Após as inundações que arrasaram o leste do país, os dois governos rivais da Líbia tentam monopolizar a atenção dos esforços de reconstrução, embora as divisões políticas e a corrupção suscitem receios sobre a transparência na gestão desses recursos.

O país é governado por dois Executivos rivais: um, em Trípoli (oeste), liderado por Abdelhamid Dbeibah e reconhecido pela ONU; e outro, no leste, encarnado pelo Parlamento e ligado ao marechal Khalifa Haftar.

Desde as inundações que atingiram a cidade de Derna (leste) em 10 de setembro, os dois governos não param de anunciar milhões de dólares para a reconstrução.

O Executivo do leste anunciou uma “conferência internacional” para 10 de outubro, mas teve de adiá-la para o início de novembro, ante o ceticismo da comunidade internacional. Segundo estas autoridades, foram avaliados os danos e estabelecida a indenização às vítimas.

O Parlamento garantiu que destinará cerca de 2 bilhões de dólares para a reconstrução, sem explicar em que áreas o dinheiro seria investido.

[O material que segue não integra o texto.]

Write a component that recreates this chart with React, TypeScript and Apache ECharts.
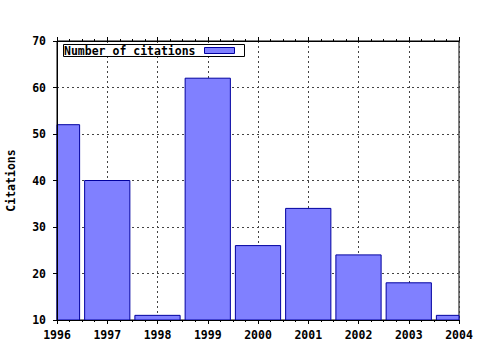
import React, { useEffect, useRef } from "react";
import * as echarts from "echarts";

const years: number[] = [1996, 1997, 1998, 1999, 2000, 2001, 2002, 2003, 2004];
const citations: number[] = [52, 40, 11, 62, 26, 34, 24, 18, 11];
const seriesName = "Number of citations";
const yAxisName = "Citations";
const X_MIN = 1996;
const X_MAX = 2004;
const Y_MIN = 10;
const Y_MAX = 70;
const Y_STEP = 10;
const BAR_WIDTH = 0.9;

const FONT = "DejaVu Sans Mono";
const FILL = "#8080ff";
const STROKE = "#0000a0";

export default function App() {
  const ref = useRef<HTMLDivElement>(null);
  useEffect(() => {
    if (!ref.current) return;
    const chart = echarts.init(ref.current, null, { renderer: "svg" });
    const textStyle = { fontFamily: FONT, fontWeight: "bold" as const, fontSize: 11.5, color: "#000" };
    const gridLine = { show: true, lineStyle: { color: "#444", width: 1, type: [2, 3] as any } };
    chart.setOption({
      animation: false,
      backgroundColor: "#fff",
      grid: {
        left: 57, right: 21, top: 41, bottom: 30,
        containLabel: false, outerBoundsMode: "none",
        show: true, borderColor: "#000", borderWidth: 1, backgroundColor: "transparent",
      },
      xAxis: [
        {
          type: "value", position: "bottom", min: X_MIN, max: X_MAX, interval: 1, z: 3,
          axisLine: { show: true, lineStyle: { color: "#000", width: 1 } },
          axisTick: { show: true, inside: false, length: 4, lineStyle: { color: "#000" } },
          minorTick: { show: true, splitNumber: 4, length: 2, lineStyle: { color: "#000" } },
          axisLabel: { ...textStyle, margin: 9, formatter: (v: number) => String(v) },
          splitLine: { show: false },
        },
        {
          type: "value", position: "top", min: X_MIN, max: X_MAX, interval: 1, z: 3,
          axisLine: { show: true, lineStyle: { color: "#000", width: 1 } },
          axisTick: { show: true, inside: false, length: 4, lineStyle: { color: "#000" } },
          minorTick: { show: true, splitNumber: 4, length: 2, lineStyle: { color: "#000" } },
          axisLabel: { show: false },
          splitLine: { show: false },
        },
        {
          type: "value", position: "bottom", min: X_MIN, max: X_MAX, interval: 1, z: 0,
          axisLine: { show: false }, axisTick: { show: false }, axisLabel: { show: false },
          splitLine: gridLine,
        },
      ],
      yAxis: [
        {
          type: "value", position: "left", min: Y_MIN, max: Y_MAX, interval: Y_STEP, z: 3,
          name: yAxisName, nameLocation: "middle", nameGap: 40, nameRotate: 90,
          nameTextStyle: textStyle,
          axisLine: { show: true, lineStyle: { color: "#000", width: 1 } },
          axisTick: { show: true, inside: false, length: 4, lineStyle: { color: "#000" } },
          axisLabel: { ...textStyle, margin: 11 },
          splitLine: { show: false },
        },
        {
          type: "value", position: "left", min: Y_MIN, max: Y_MAX, interval: Y_STEP, z: 0,
          axisLine: { show: false }, axisTick: { show: false }, axisLabel: { show: false },
          splitLine: gridLine,
        },
      ],
      series: [
        {
          type: "custom",
          name: seriesName,
          xAxisIndex: 0,
          yAxisIndex: 0,
          z: 2,
          data: years.map((y, i) => [y, citations[i]]),
          renderItem: (params: any, api: any) => {
            const x = api.value(0);
            const v = api.value(1);
            const p1 = api.coord([x - BAR_WIDTH / 2, v]);
            const p2 = api.coord([x + BAR_WIDTH / 2, Y_MIN]);
            const cs = params.coordSys;
            const rect = echarts.graphic.clipRectByRect(
              { x: p1[0], y: p1[1], width: p2[0] - p1[0], height: p2[1] - p1[1] },
              { x: cs.x, y: cs.y, width: cs.width, height: cs.height }
            );
            if (!rect) return null;
            return {
              type: "rect",
              shape: rect,
              style: { fill: FILL, stroke: STROKE, lineWidth: 1 },
            };
          },
        },
      ],
      graphic: [
        {
          type: "rect", z: 10,
          shape: { x: 63.5, y: 44.5, width: 181, height: 12 },
          style: { fill: "#fff", stroke: "#000", lineWidth: 1 },
        },
        {
          type: "text", z: 11, x: 64, y: 51,
          style: { text: seriesName, font: `bold 11.5px "${FONT}"`, fill: "#000", verticalAlign: "middle", align: "left" },
        },
        {
          type: "rect", z: 11,
          shape: { x: 204.5, y: 47.5, width: 30, height: 6 },
          style: { fill: FILL, stroke: STROKE, lineWidth: 1 },
        },
      ],
    });
    return () => chart.dispose();
  }, []);
  return <div ref={ref} style={{ position: "fixed", left: 0, top: 0, width: 480, height: 350 }} />;
}
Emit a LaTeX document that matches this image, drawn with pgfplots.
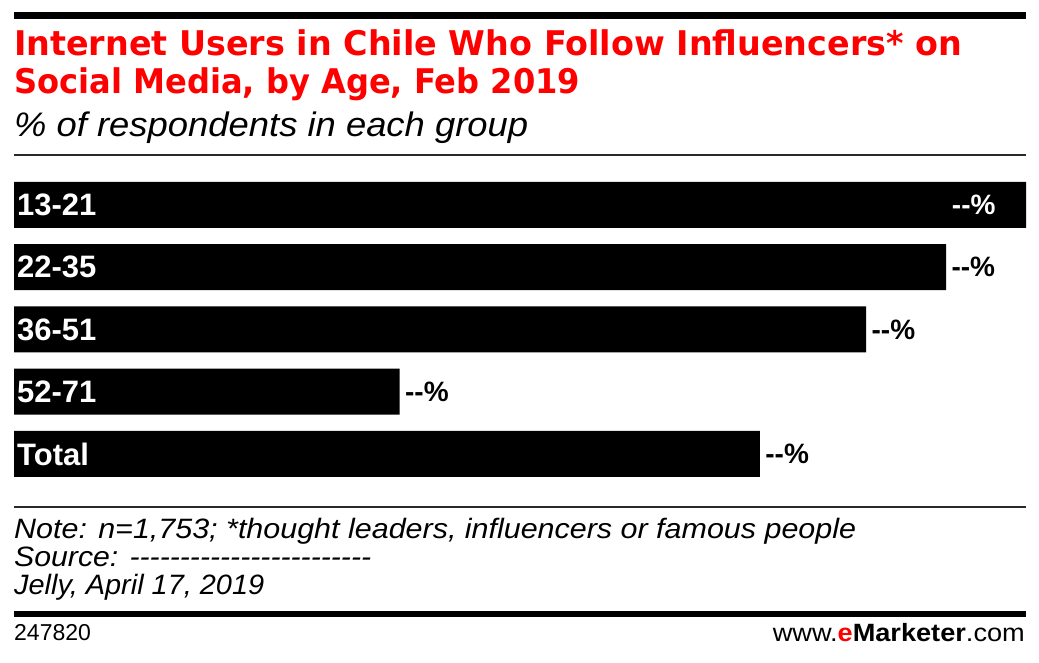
\documentclass[border=0pt]{standalone}
\usepackage{pgfplots}
\pgfplotsset{compat=1.18}
\usepackage{fontspec}
\setmainfont{Liberation Sans}
\newfontfamily\titlefont{DejaVu Sans}
\definecolor{emred}{RGB}{255,0,0}
\definecolor{rule}{RGB}{40,40,40}

\begin{document}
\begin{tikzpicture}
\useasboundingbox (0,0) rectangle (1039pt,-663pt);

% rules
\fill[black] (14pt,-12pt) rectangle (1026pt,-19pt);
\draw[rule, line width=1.6pt] (14pt,-155pt) -- (1026pt,-155pt);
\draw[rule, line width=1.6pt] (14pt,-507pt) -- (1026pt,-507pt);
\fill[black] (14pt,-611pt) rectangle (1026pt,-617pt);

% titles
\node[anchor=base west, inner sep=0, text=emred] at (14pt,-56pt)
  {\resizebox{948pt}{\height}{\titlefont\bfseries\fontsize{34}{34}\selectfont Internet Users in Chile Who Follow Influencers* on}};
\node[anchor=base west, inner sep=0, text=emred] at (14pt,-94pt)
  {\resizebox{566pt}{\height}{\titlefont\bfseries\fontsize{34}{34}\selectfont Social Media, by Age, Feb 2019}};
\node[anchor=base west, inner sep=0] at (14pt,-137pt)
  {\resizebox{514pt}{\height}{\itshape\fontsize{34}{34}\selectfont \% of respondents in each group}};

% notes
\node[anchor=base west, inner sep=0] at (14pt,-538pt)
  {\resizebox{842pt}{\height}{\itshape\fontsize{28}{28}\selectfont Note: n=1,753; *thought leaders, influencers or famous people}};
\node[anchor=base west, inner sep=0] at (14pt,-566pt)
  {\resizebox{357pt}{\height}{\itshape\fontsize{28}{28}\selectfont Source: -{}-{}-{}-{}-{}-{}-{}-{}-{}-{}-{}-{}-{}-{}-{}-{}-{}-{}-{}-{}-{}-{}-{}-}};
\node[anchor=base west, inner sep=0] at (14pt,-594pt)
  {\resizebox{250pt}{\height}{\itshape\fontsize{28}{28}\selectfont Jelly, April 17, 2019}};
\node[anchor=base west, inner sep=0] at (14pt,-640pt)
  {\fontsize{23}{23}\selectfont 247820};
\node[anchor=base east, inner sep=0] at (1025pt,-641pt)
  {\resizebox{252pt}{\height}{\fontsize{25}{25}\selectfont www.\textbf{\textcolor{emred}{e}Marketer}.com}};

\begin{axis}[
    at={(14pt,-485.1pt)}, anchor=south west,
    scale only axis,
    width=1012pt, height=311.25pt,
    hide axis,
    xmin=0, xmax=100,
    ymin=-0.5, ymax=4.5,
    y dir=reverse,
    xbar, bar width=46pt, bar shift=0pt,
]
% bars (values are relative lengths; the source shows "--%")
\addplot[fill=black, draw=none] coordinates {
    (100,0) (92.1,1) (84.2,2) (38.1,3) (73.7,4)
};
% outside labels
\addplot[draw=none, fill=none,
    nodes near coords={\bfseries\fontsize{28}{28}\selectfont -{}-\%},
    every node near coord/.append style={anchor=west, xshift=2pt, black}]
    coordinates {(92.1,1) (84.2,2) (38.1,3) (73.7,4)};
% inside label of the longest bar
\addplot[draw=none, fill=none,
    nodes near coords={\bfseries\fontsize{28}{28}\selectfont -{}-\%},
    every node near coord/.append style={anchor=east, xshift=-27pt, white}]
    coordinates {(100,0)};
% category names
\foreach \lab [count=\i from 0] in {13-21,22-35,36-51,52-71,Total}{
  \edef\temp{\noexpand\node[anchor=west, text=white, inner sep=0, xshift=3pt]
    at (axis cs:0,\i) {\noexpand\bfseries\noexpand\fontsize{31}{31}\noexpand\selectfont \lab};}
  \temp
}
\end{axis}
\end{tikzpicture}
\end{document}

Já o Executivo rival anunciou no domingo quase 20 milhões de dólares para reparar escolas afetadas pelas cheias.

As inundações causadas pela tempestade Daniel e pelo colapso de duas represas em Derna deixaram milhares de mortos e desaparecidos e mais de 40 mil deslocados.

– “Arbitrário” –

Diante de tais anúncios, o chefe da missão da ONU na Líbia, Abdoulaye Bathily, criticou na segunda-feira as “estimativas de gastos arbitrárias” e as “iniciativas unilaterais de reconstrução anunciadas sem transparência”.

Em nome das “preocupações do povo líbio”, Bathily pediu uma “avaliação crível, independente e objetiva dos danos e das necessidades”, assim como “mecanismos transparentes” para a atribuição de contratos e mercados públicos.

Ele também instou as autoridades líbias e a comunidade internacional a implementarem um “mecanismo nacional líbio unificado” para a reconstrução, que possa “garantir transparência e controle”.

Os chefes das missões diplomáticas de Alemanha, Estados Unidos, França, Reino Unido e Itália apoiaram “com firmeza” o apelo de Bathily para criar “um mecanismo nacional líbio unificado, coordenado com parceiros locais, nacionais e internacionais, capaz de fornecer uma ajuda transparente”, disseram, em um comunicado conjunto.

O receio de que este apoio fosse desviado, como afirmaram várias figuras proeminentes da Líbia, levou o chefe da missão da Agência dos Estados Unidos para o Desenvolvimento Internacional (USAID, na sigla em inglês) na Líbia, John Cardenas, a se reunir com o responsável pela alta jurisdição financeira do país para se informar sobre “os processos de acompanhamento da ajuda e das contribuições internacionais (…) e (como) garantir que não sejam utilizadas para outros fins”, segundo a instituição.

Claudia Gazzini, especialista em Líbia no International Crisis Group, teme que “os governos rivais da Líbia usem a crise de maneira oportunista”, exacerbando a disputa por influência, assim como “as campanhas de desinformação” nas atribuições dos esforços de reconstrução.